Hybrid series-parallel configurations often provide the best balance for complex requirements.

What’s the most efficient way to calculate complex series-parallel networks?

Follow this systematic approach:

  1. Visual Inspection:
    • Redraw the circuit for clarity
    • Label all nodes and components
    • Identify obvious series/parallel groups
  2. Stepwise Reduction:
    • Start with the simplest combinations (usually parallel groups)
    • Replace each group with its equivalent resistance
    • Continue until only a single equivalent resistance remains
  3. Document Intermediate Steps:
    • Keep track of each reduction with:
      1. Original component values
      2. Equivalent resistance
      3. Reference designators
  4. Back-Substitution:
    • Calculate total current using the simplified circuit
    • Work backwards to find voltages and currents in the original circuit
    • Use voltage divider and current divider rules
  5. Verification:
    • Check that KVL holds for all loops
    • Verify KCL at all nodes
    • Ensure power conservation (ΣPin = ΣPout)

For particularly complex networks:

  • Use node voltage analysis
  • Apply mesh current analysis
  • Consider using Delta-Wye transformations
How does resistor tolerance affect my circuit’s performance?

Resistor tolerance creates variability in your circuit parameters:

Impact Analysis:

Circuit Parameter Series Circuit Effect Parallel Circuit Effect
Total Resistance Increases with positive tolerance
Decreases with negative tolerance
Decreases with positive tolerance
Increases with negative tolerance
Total Current Decreases with positive tolerance
Increases with negative tolerance
Increases with positive tolerance
Decreases with negative tolerance
Voltage Drops (Series) Higher-tolerance resistors get
proportionally more voltage
N/A
Branch Currents (Parallel) N/A Higher-tolerance resistors get
less current (I = V/R)
Power Dissipation Higher-tolerance resistors
dissipate more power
Higher-tolerance resistors
dissipate less power

Mitigation Strategies:

  • For Precision Circuits:
    • Use 1% or 0.1% tolerance resistors
    • Consider precision resistor networks
    • Implement trimming potentiometers
  • For General Applications:
    • 5% tolerance is usually sufficient
    • Design for ±10% variability in key parameters
    • Use conservative power ratings (derate by 50%)
  • For Critical Systems:
    • Perform Monte Carlo analysis
    • Use worst-case design practices
    • Implement feedback/regulation

Our calculator’s tolerance analysis helps visualize these effects by showing minimum/maximum values for all calculated parameters.

What are the practical limitations of hand calculations for real-world circuits?

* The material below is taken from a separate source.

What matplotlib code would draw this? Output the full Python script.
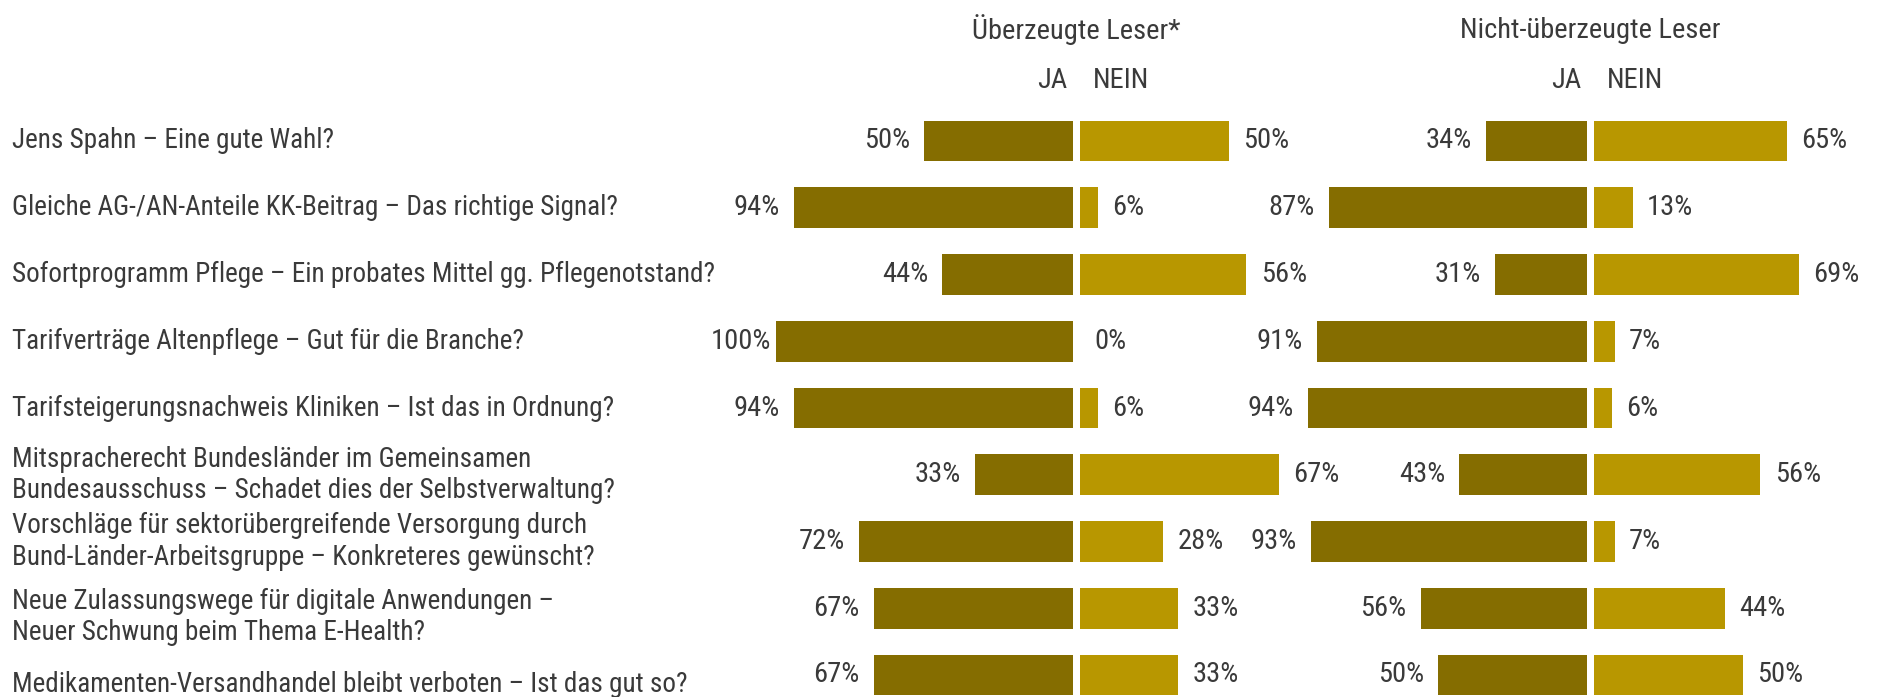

While essential for understanding, hand calculations have these limitations:

  1. Component Complexity:
    • Real components have non-ideal characteristics:
      1. Frequency-dependent behavior
      2. Temperature coefficients
      3. Voltage coefficients
      4. Aging effects
    • Hand calculations typically assume ideal, linear components
  2. Circuit Size:
    • Practical for circuits with <20 components
    • Becomes error-prone for complex networks
    • Time-consuming for multi-stage designs
  3. Dynamic Analysis:
    • Hand calculations are primarily for DC steady-state
    • Cannot easily handle:
      1. Transient responses
      2. AC analysis (frequency domain)
      3. Non-linear effects (diodes, transistors)
      4. Time-varying signals
  4. Parasitic Effects:
    • Ignores real-world parasitics:
      1. Stray capacitance (0.1-10pF)
      2. Trace inductance (nH-mm range)
      3. Contact resistance
      4. Dielectric absorption
    • These become significant at high frequencies/speeds
  5. Thermal Effects:
    • Hand calculations assume isothermal conditions
    • Real circuits experience:
      1. Self-heating (ΔR with temperature)
      2. Thermal gradients
      3. Hot spots

When to Supplement with Simulation:

  • Circuits with >20 components
  • Designs operating above 1MHz
  • Precision analog circuits (<1% error tolerance)
  • Power circuits (>10W dissipation)
  • Systems with feedback loops

Best Practice: Use hand calculations for initial design and verification, then validate with simulation and prototyping.